Ich möchte dich keineswegs negativ beeinflussen, Johannes. Auch möchte ich in dir nicht etwas wecken, das bis jetzt geschlummert hat. Doch du bist ja ein gescheiter Mensch, und ich kann mir kaum vorstellen, dass gewisse Überlegungen die Windungen deiner Gehirnzellen nicht bereits durchlaufen haben.

Eigentlich bist du doch ein „Dazwischengekommener“. Wie ich das meine? Nun, vom Weihnachtsgeschehen hast du nicht viel mitbekommen; also von Maria und Josef, den Hirten und Weisen, auch nicht viel von Herodes. Du zuckst zusammen? Ich verstehe. Herodes spielt natürlich eine Rolle in deinem Leben. Und was für eine! Aber du meinst den Nachkommen. Seinen Vorgänger hast du nicht gekannt, womit du auch wirklich nichts verpasst hast. Der war keine Spur besser als „dein“ Herodes. Mörder waren sie beide. Wie gesagt: Du warst zwar mitten im Weihnachtsgeschehen und hast doch nicht viel mitbekommen. Babyschicksal!

Deine Eltern haben dir sicherlich eine Menge davon erzählt. Deine erste Begegnung mit Ihm fand noch vor deiner Geburt statt. Ihr seid euch zum Greifen nah gewesen, konntet euch aber nicht sehen.

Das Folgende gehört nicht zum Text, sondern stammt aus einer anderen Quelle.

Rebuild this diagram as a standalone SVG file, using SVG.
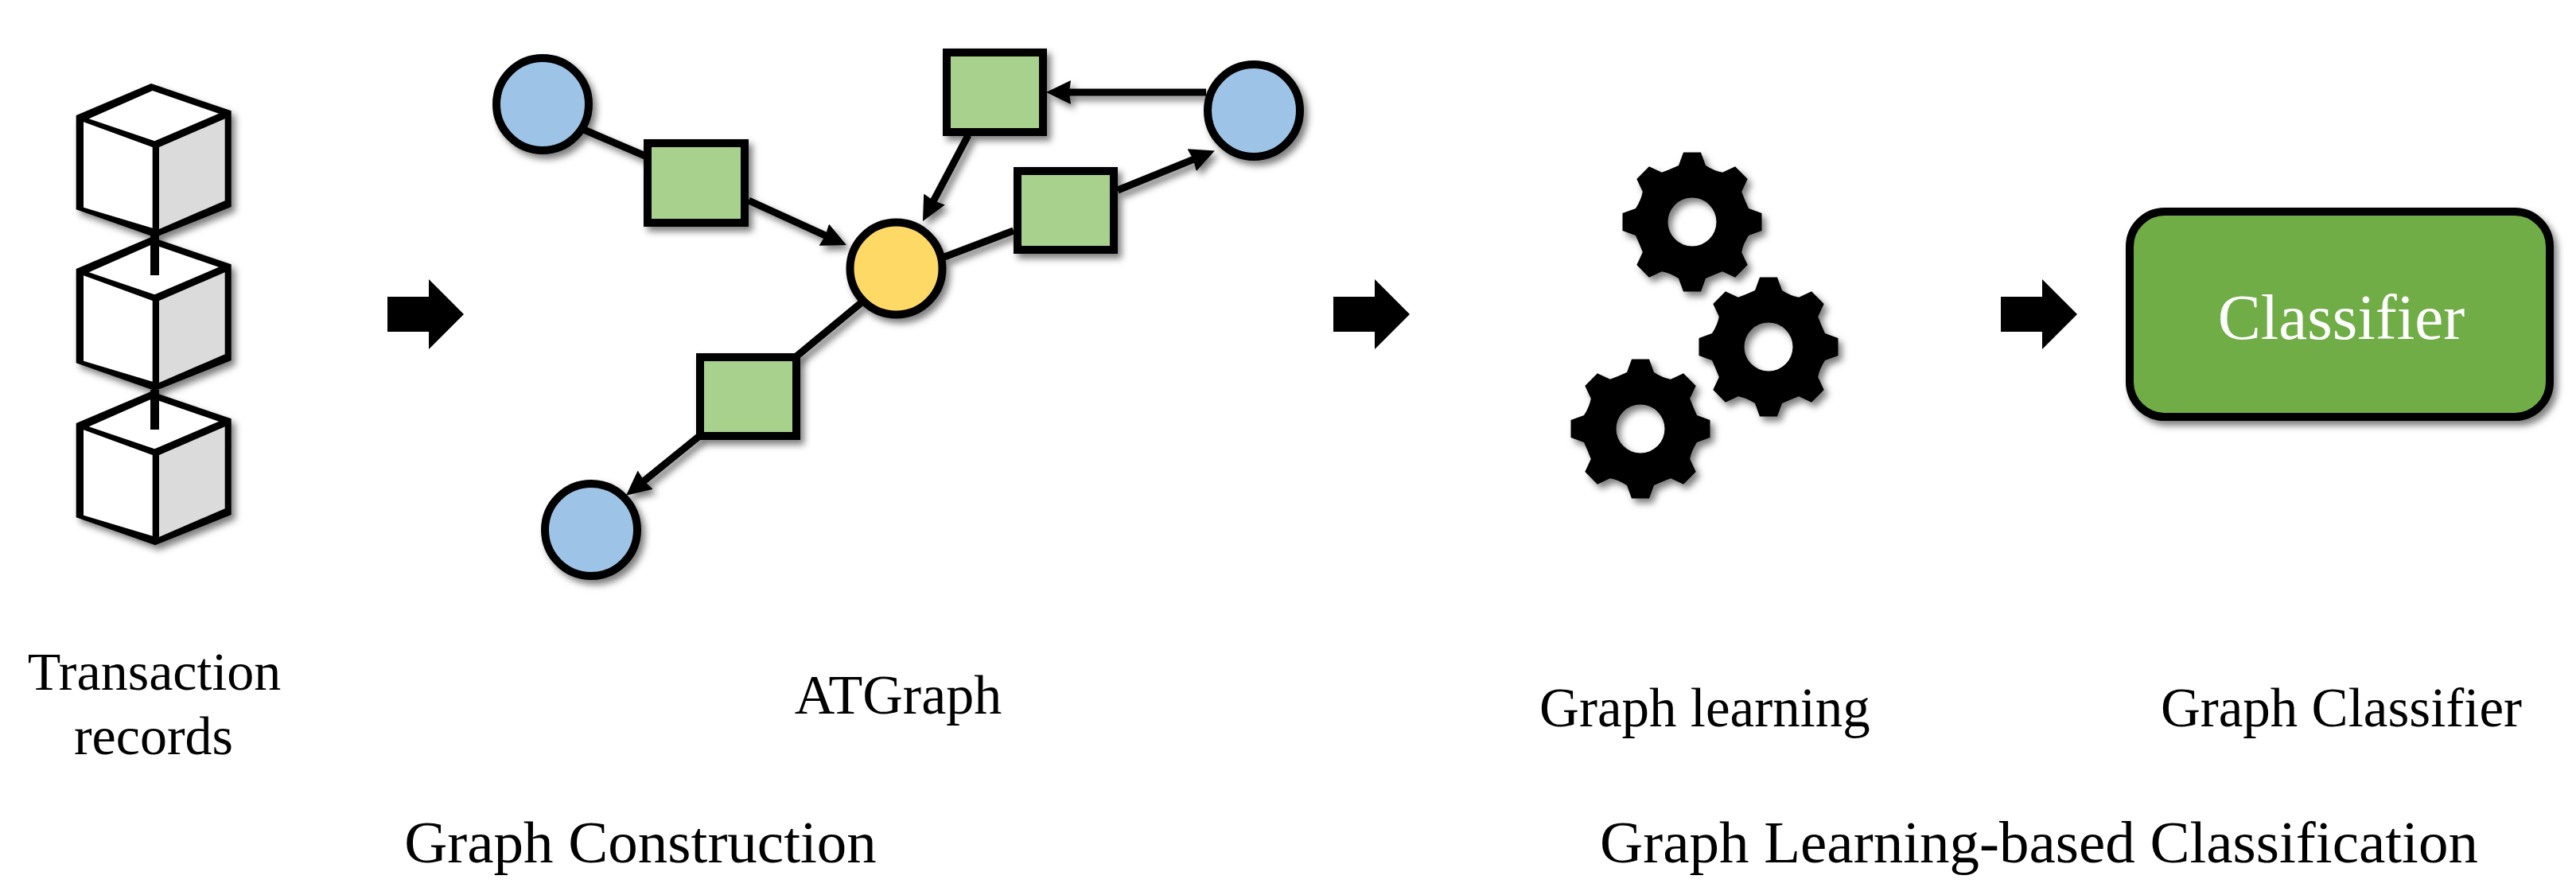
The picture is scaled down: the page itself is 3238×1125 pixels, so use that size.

Eure Mütter trugen euch noch unter dem Herzen. Elisabeth dich, Maria Ihn. Altersmäßig warst du Ihm voraus. Gewiss, es waren nur wenige Monate. Aber immerhin. Du konntest deinen Vorsprung nie halten. Er hat dich überholt. Man kann nicht sagen „eingeholt“. Du bist Ihm nie davongelaufen. Im Gegenteil! Immer hast du Ihm Platz gemacht. Als du auf dem Höhepunkt deiner Laufbahn warst, hast du das nicht ausgekostet. Eine Laufbahn wie die deine kann man eigentlich auch nicht auskosten. Ist es übertrieben, wenn ich sage: Man kann sie nur erleiden? Nie hast du dich als Märtyrer gefühlt – und doch bist du einer gewesen.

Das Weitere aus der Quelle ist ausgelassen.